At the Bodleian, Diana calls up Ashmole 782 like she did all the way back in the first episode of the series. The book isn’t there, but she summons it with sheer desire. When Diana puts the ripped pages back, a surge of energy washes through Oxford and… The book becomes her. Literally.
Diana is the Book of Life now, and she is overwhelmed by information. Ink moves from the ancient tome to her skin as she absorbs all the knowledge about the history of creatures. She’s finally come face to face with the titular discovery of witches. It is, in part, the story of herself and Matthew, of their children, the Bight-Born, and their immense potential. The Bright-Born, children of parents from different species, were too powerful to control, and that is why creatures instituted species segregation. Once out of the library, Gallowglass is the one to notice that something is off about Diana, his eyes trailing her ink-covered hand, but she is oddly at peace.
Peter Knox, who has never looked more ragged and desperate, meets his demise at the hand of Sarah. He follows them and taunts them, and Sarah uses a spell Diana created to exact revenge on Knox for killing Emily. It’s not self-defense; she had the power and used it. This may be controversial, but I appreciate that the story poses no moral issue here; the wronged woman gets to avenge her loved ones (her partner, her sister, her brother-in-law and so many others) and kill the murderer for no other reason than he deserves it and he won’t stop until he’s hurt them all.
The Venetian plot twist
Knox’s former ally Gerbert has abandoned his previous attempts at sabotage and is now plainly aiming to take over. He wants the de Clermonts eliminated and himself running the Congregation. To do that, he needs to take Agatha out by bribing her fellow daemon representatives. Upending the power balance like that doesn’t sit well even with Domenico, while Baldwin has capitulated, defeated. Domenico questions Gerbert and finds out he’s plotted with Benjamin for centuries to destroy the de Clermonts.
In a twist that is worthy of an early season of Game of Thrones, Domenico Michele turns his back on Gerbert. He may have always watched out his own interests, but deep down cares about right and wrong and the grand scheme of things — think Varys. Domenico opens Baldwin’s eyes to reality and tells him about the Benjamin-Gerbert alliance that’s about to destroy Baldwin’s family. The significance of this scene is enormous, because we’ve always seen Domenico clinging close to power and to safety, and he is actively sacrificing both here; he wants to be on the winning side with Gerbert running the show, but it is not right.

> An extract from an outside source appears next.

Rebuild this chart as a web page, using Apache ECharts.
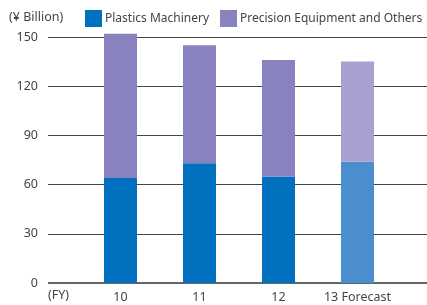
<!DOCTYPE html>
<html><head><meta charset="utf-8">
<script src="https://cdn.jsdelivr.net/npm/echarts@6/dist/echarts.min.js"></script>
<style>html,body{margin:0;padding:0;background:#fff}#c{width:427px;height:305px}</style>
</head><body><div id="c"></div>
<script>
var categories = ['10', '11', '12', '13 Forecast'];
var plastics = [64, 73, 65, 74];
var precision = [88, 72, 71, 61];
var yTicks = [0, 30, 60, 90, 120, 150];
var seriesNames = ['Plastics Machinery', 'Precision Equipment and Others'];
var unitLabel = '(¥ Billion)';
var fyLabel = '(FY)';

var FONT = '"Noto Sans", sans-serif';
var blue = '#0070bf', blueF = '#4a8ecd', purple = '#8883be', purpleF = '#a7a1d2';
var chart = echarts.init(document.getElementById('c'), null, {renderer: 'canvas'});
function colored(vals, c, cf) {
  return vals.map(function (v, i) {
    return {value: v, itemStyle: {color: i === vals.length - 1 ? cf : c}};
  });
}
function legendFor(name, left) {
  return {
    data: [name], left: left, top: 10, itemWidth: 17, itemHeight: 17,
    padding: 0, icon: 'rect',
    textStyle: {fontFamily: FONT, fontSize: 12, color: '#444', padding: [0, 0, 0, -2]}
  };
}
chart.setOption({
  animation: false,
  textStyle: {fontFamily: FONT},
  legend: [legendFor(seriesNames[0], 85), legendFor(seriesNames[1], 220)],
  graphic: [
    {type: 'text', left: 9, top: 11, style: {text: unitLabel, font: '12.5px ' + FONT, fill: '#444'}},
    {type: 'text', left: 48, top: 289, style: {text: fyLabel, font: '12.5px ' + FONT, fill: '#444'}}
  ],
  grid: [
    {left: 48, right: 0, top: 37, bottom: 22},
    {left: 81, width: 316, top: 37, bottom: 22}
  ],
  xAxis: [
    {gridIndex: 0, type: 'category', data: categories, show: false},
    {gridIndex: 1, type: 'category', data: categories,
     axisLine: {show: false}, axisTick: {show: false},
     axisLabel: {interval: 0, fontFamily: FONT, fontSize: 12.5, color: '#444', margin: 8}}
  ],
  yAxis: [
    {gridIndex: 0, type: 'value', min: 0, max: 150, interval: 30,
     axisLine: {show: false}, axisTick: {show: false},
     axisLabel: {fontFamily: FONT, fontSize: 12.5, color: '#444', margin: 10,
       formatter: function (v) { return yTicks.indexOf(v) >= 0 ? String(v) : ''; }},
     splitLine: {show: true, lineStyle: {color: '#444', width: 1}}},
    {gridIndex: 1, type: 'value', min: 0, max: 150, interval: 30, show: false, splitLine: {show: false}}
  ],
  series: [
    {type: 'line', xAxisIndex: 0, yAxisIndex: 0, data: [], silent: true,
     markLine: {symbol: 'none', silent: true, label: {show: false},
       lineStyle: {color: '#666', width: 2, type: 'solid'}, data: [{yAxis: 0}]}},
    {name: seriesNames[0], type: 'bar', stack: 'a', xAxisIndex: 1, yAxisIndex: 1, clip: false,
     barWidth: 33, itemStyle: {color: blue}, data: colored(plastics, blue, blueF), z: 5},
    {name: seriesNames[1], type: 'bar', stack: 'a', xAxisIndex: 1, yAxisIndex: 1, clip: false,
     barWidth: 33, itemStyle: {color: purple}, data: colored(precision, purple, purpleF), z: 5}
  ]
});
</script></body></html>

Now he sabotages his protector in favor of justice.
He won’t help Baldwin any more than that, and Baldwin knows better than to ask. The entire exchange is utterly perfect: it would be tremendously out of character for Domenico to fight someone else’s fight and openly stand against Gerbert. He says he’s now played his part and, to his absolute shock and horror, he wants nothing in return. “I barely recognize myself,” he says. He exits the scene and drops a metaphorical microphone that makes him the most valued player of the episode.
Sins of the Father
The most significant and complex part of the episode revolves around the father and son duo whose conflict drives the story. Matthew roams the deserted halls of the abandoned Nazi camp in Chelm like a ghost, stalking the place where his own father found torture. “Father,” is the first word Benjamin utters upon seeing him; he looks maniacally relieved, and in the silence that ensued, I heard a phantom “why have you forsaken me?” that didn’t follow. They spit words at each other, each recounting their side of things.

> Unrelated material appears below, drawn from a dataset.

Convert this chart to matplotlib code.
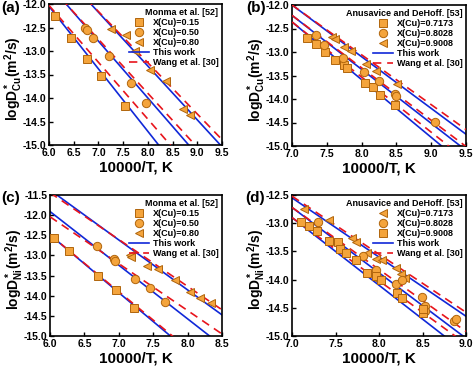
import matplotlib
matplotlib.use("Agg")
import matplotlib.pyplot as plt
import numpy as np
from matplotlib.lines import Line2D

plt.rcParams["font.family"] = ["Liberation Sans", "DejaVu Sans"]
plt.rcParams["font.weight"] = "bold"
plt.rcParams["mathtext.fontset"] = "custom"
plt.rcParams["mathtext.rm"] = "Liberation Sans:bold"
plt.rcParams["mathtext.it"] = "Liberation Sans:bold"
plt.rcParams["mathtext.bf"] = "Liberation Sans:bold"

# ---- panel (a): Cu tracer, Monma et al.
a_sq_x = [6.12, 6.45, 6.76, 7.06, 7.53]
a_sq_y = [-12.25, -12.72, -13.16, -13.53, -14.17]
a_ci_x = [6.72, 6.76, 6.89, 7.21, 7.66, 7.97]
a_ci_y = [-12.51, -12.56, -12.72, -13.11, -13.68, -14.11]
a_tr_x = [7.25, 7.55, 7.74, 8.04, 8.37, 8.72, 8.86]
a_tr_y = [-12.53, -12.67, -13.00, -13.41, -13.63, -14.24, -14.36]
# Arrhenius fits: logD = intercept + slope * (10000/T)
a_blue = [(-4.07, -1.33), (-4.32, -1.21), (-4.16, -1.145)]
a_red = [(-4.77, -1.21), (-4.70, -1.15), (-4.53, -1.09)]

# ---- panel (b): Cu tracer, Anusavice and DeHoff
b_sq_x = [7.22, 7.34, 7.48, 7.62, 7.74, 7.79, 8.05, 8.16, 8.26, 8.48]
b_sq_y = [-12.71, -12.84, -13.01, -13.18, -13.28, -13.35, -13.67, -13.74, -13.92, -14.13]
b_ci_x = [7.34, 7.46, 7.73, 8.04, 8.25, 8.48, 8.50, 9.05]
b_ci_y = [-12.64, -12.85, -13.13, -13.42, -13.62, -13.90, -13.94, -14.48]
b_tr_x = [7.57, 7.62, 7.74, 7.85, 8.07, 8.20, 8.51]
b_tr_y = [-12.68, -12.73, -12.89, -12.98, -13.26, -13.40, -13.69]
b_blue = [(-3.764, -1.228), (-4.177, -1.149), (-4.30, -1.10)]
b_red = [(-4.149, -1.173), (-4.408, -1.116), (-4.58, -1.06)]

# ---- panel (c): Ni tracer, Monma et al.
c_sq_x = [6.06, 6.27, 6.70, 6.96, 7.22]
c_sq_y = [-12.56, -12.90, -13.52, -13.87, -14.31]
c_ci_x = [6.69, 6.93, 6.94, 7.24, 7.45, 7.67]
c_ci_y = [-12.76, -13.09, -13.15, -13.58, -13.80, -14.15]
c_tr_x = [7.16, 7.18, 7.41, 7.57, 7.81, 8.03, 8.18, 8.34]
c_tr_y = [-13.00, -13.04, -13.26, -13.34, -13.61, -13.90, -14.06, -14.19]
c_blue = [(-3.886, -1.434), (-3.918, -1.332), (-3.936, -1.24)]
c_red = [(-4.03, -1.41), (-5.056, -1.164), (-4.464, -1.163)]

# ---- panel (d): Ni tracer, Anusavice and DeHoff
d_tr_x = [7.14, 7.42, 7.69, 7.73, 7.86, 7.97, 8.04, 8.19, 8.25, 8.30]
d_tr_y = [-12.75, -12.94, -13.27, -13.33, -13.52, -13.63, -13.66, -13.79, -13.90, -13.98]
d_ci_x = [7.30, 7.82, 7.97, 7.98, 8.20, 8.26, 8.49, 8.53, 8.53, 8.86, 8.88]
d_ci_y = [-12.98, -13.58, -13.83, -13.95, -14.08, -14.00, -14.30, -14.47, -14.55, -14.73, -14.70]
d_sq_x = [7.10, 7.19, 7.29, 7.42, 7.53, 7.55, 7.62, 7.73, 7.86, 7.97, 8.02, 8.21, 8.27, 8.50, 8.51]
d_sq_y = [-12.97, -13.05, -13.14, -13.31, -13.33, -13.46, -13.53, -13.65, -13.89, -13.94,
          -14.01, -14.24, -14.32, -14.60, -14.52]
d_blue = [(-5.20, -1.05), (-4.60, -1.16), (-4.50, -1.20)]
d_red = [(-5.31, -1.03), (-5.02, -1.10), (-5.06, -1.12)]

FACE = "#F4A43C"
EDGE = "#B0650C"
BLUE = "#1028D8"
RED = "#E8141C"

W, H = 474, 366
fig = plt.figure(figsize=(W / 100, H / 100), dpi=100)


def px_axes(left, top, right, bottom):
    return fig.add_axes([left / W, 1 - bottom / H, (right - left) / W, (bottom - top) / H])


def draw_panel(ax, series, blue, red, xlim, ylim, xticks, yticks, title, ylabel):
    xs = np.array(xlim, dtype=float)
    for b0, b1 in blue:
        ax.plot(xs, b0 + b1 * xs, color=BLUE, lw=1.2, zorder=2)
    for r0, r1 in red:
        ax.plot(xs, r0 + r1 * xs, color=RED, lw=1.2, ls=(0, (5, 3.5)), zorder=3)
    for x, y, m, lab in series:
        ax.plot(x, y, ls="none", marker=m, ms=6, mfc=FACE, mec=EDGE, mew=0.7,
                label=lab, zorder=4)
    handles, labels = ax.get_legend_handles_labels()
    handles += [Line2D([0], [0], color=BLUE, lw=1.2),
                Line2D([0], [0], color=RED, lw=1.2, ls=(0, (5, 3.5)))]
    labels += ["This work", "Wang et al. [30]"]
    leg = ax.legend(handles, labels, loc="upper right", frameon=False, fontsize=6.5,
                    title=title, title_fontproperties={"weight": "bold", "size": 6.5},
                    labelspacing=0.12, handlelength=2.2, handletextpad=0.4,
                    borderpad=0.2, borderaxespad=0.2)
    leg._legend_box.align = "right"
    ax.set_xlim(xlim)
    ax.set_ylim(ylim)
    ax.set_xticks(xticks)
    ax.set_yticks(yticks)
    ax.set_xticklabels([f"{v:.1f}" for v in xticks])
    ax.set_yticklabels([f"{v:.1f}" for v in yticks])
    ax.tick_params(direction="in", length=3, width=1, labelsize=7.5, pad=2)
    for s in ax.spines.values():
        s.set_linewidth(1.2)
    ax.set_xlabel("10000/T, K", fontsize=11, fontweight="bold", labelpad=2)
    ax.set_ylabel(ylabel, fontsize=10, fontweight="bold")
    ax.yaxis.set_label_coords(-0.14, 0.47)


ax_a = px_axes(49, 4, 222, 145)
draw_panel(ax_a,
           [(a_sq_x, a_sq_y, "s", "X(Cu)=0.15"),
            (a_ci_x, a_ci_y, "o", "X(Cu)=0.50"),
            (a_tr_x, a_tr_y, "<", "X(Cu)=0.80")],
           a_blue, a_red, (6.0, 9.5), (-15.0, -12.0),
           np.arange(6.0, 9.51, 0.5), np.arange(-15.0, -11.99, 0.5),
           "Monma et al. [52]", r"logD$^*_{Cu}$(m$^2$/s)")

ax_b = px_axes(292, 5, 466, 146)
draw_panel(ax_b,
           [(b_sq_x, b_sq_y, "s", "X(Cu)=0.7173"),
            (b_ci_x, b_ci_y, "o", "X(Cu)=0.8028"),
            (b_tr_x, b_tr_y, "<", "X(Cu)=0.9008")],
           b_blue, b_red, (7.0, 9.5), (-15.0, -12.0),
           np.arange(7.0, 9.51, 0.5), np.arange(-15.0, -11.99, 0.5),
           "Anusavice and DeHoff. [53]", r"logD$^*_{Cu}$(m$^2$/s)")

ax_c = px_axes(50, 195, 222, 336)
draw_panel(ax_c,
           [(c_sq_x, c_sq_y, "s", "X(Cu)=0.15"),
            (c_ci_x, c_ci_y, "o", "X(Cu)=0.50"),
            (c_tr_x, c_tr_y, "<", "X(Cu)=0.80")],
           c_blue, c_red, (6.0, 8.5), (-15.0, -11.5),
           np.arange(6.0, 8.51, 0.5), np.arange(-15.0, -11.49, 0.5),
           "Monma et al. [52]", r"logD$^*_{Ni}$(m$^2$/s)")

ax_d = px_axes(292, 195, 466, 336)
draw_panel(ax_d,
           [(d_tr_x, d_tr_y, "<", "X(Cu)=0.7173"),
            (d_ci_x, d_ci_y, "o", "X(Cu)=0.8028"),
            (d_sq_x, d_sq_y, "s", "X(Cu)=0.9008")],
           d_blue, d_red, (7.0, 9.0), (-15.0, -12.5),
           np.arange(7.0, 9.01, 0.5), np.arange(-15.0, -12.49, 0.5),
           "Anusavice and DeHoff. [53]", r"logD$^*_{Ni}$(m$^2$/s)")

# panel letters, placed in figure pixels
for letter, x, y in [("(a)", 1, 8), ("(b)", 246, 8), ("(c)", 1, 198), ("(d)", 245, 198)]:
    fig.text(x / W, 1 - y / H, letter, fontsize=11, fontweight="bold",
             ha="left", va="center")

fig.savefig("out.png", dpi=100)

I’m not sure if this was intentional, but every single word of their exchange made me think of literature: Matthew creating Benjamin and casting him out like God did to Lucifer in Milton’s Paradise Lost. “A narrative that you’ve invented for yourself, the wronged son,” Matthew accuses. “Abandoned, damaged, paying back his father’s sins in pain.”
There are real tears in Benjamin’s eyes as he recounts what is — in fact — his origin story. One day in Jerusalem, over a thousand years ago during the Crusades, Benjamin was a clever human who wanted to expose the de Clermonts. Matthew punished him and made Benjamin into a vampire, with the full intent to abandon him, hoping he would inherit blood rage and that it would drive him mad. Now, Matthew owns up to it and we see a different side of him, this vengeful, almighty god who had power over life and death and chose torture instead. Benjamin didn’t see blood rage as a curse, rather as the only thing of value his maker gave him, and proudly boasts of all the horror he’s inflicted. For this, Matthew is ashamed and regrets not having simply killed him back then.
And it’s when Benjamin replies, “I am exactly what you made me,” that the second parallel becomes eerily clear to me. Matthew is not a god, but a man who overreached. He’s Doctor Frankenstein giving unnatural life to a creature and casting it out rather than taking responsibility. They fight for hours, and as Matthew is about to deal the killing blow, he finally pleads guilty by giving an unconscious Benjamin his absolution: “It’s not your fault, I wasn’t a good father.”
This poetic, almost tragic streak has to be interrupted by a twist: Satu stops Matthew. Satu is aware that Benjamin has been hurting witches in these very walls. The idea upsets her, but she doesn’t take it out on him; she has no more thoughts for sisterhood and solidarity, all she wants is to hurt her fellow weaver who could have been a sister but didn’t give her a second chance.
Diana is back at Sept-Tours, frantically scribbling all the knowledge the book inside her is feeding her. Thanks to her, Miriam and Chris are unlocking world-altering revelations about the nature of creatures. If that seems like a good way to end the episode, Marcus bears bad news: Benjamin has seized Matthew and is livestreaming his torture.
No one on this show is a saint. All the characters have at one point chosen wrong, and that violence has caught up to them. There’s one more episode, and the big question is: how they will they be atoning for it? Who will find damnation and who salvation?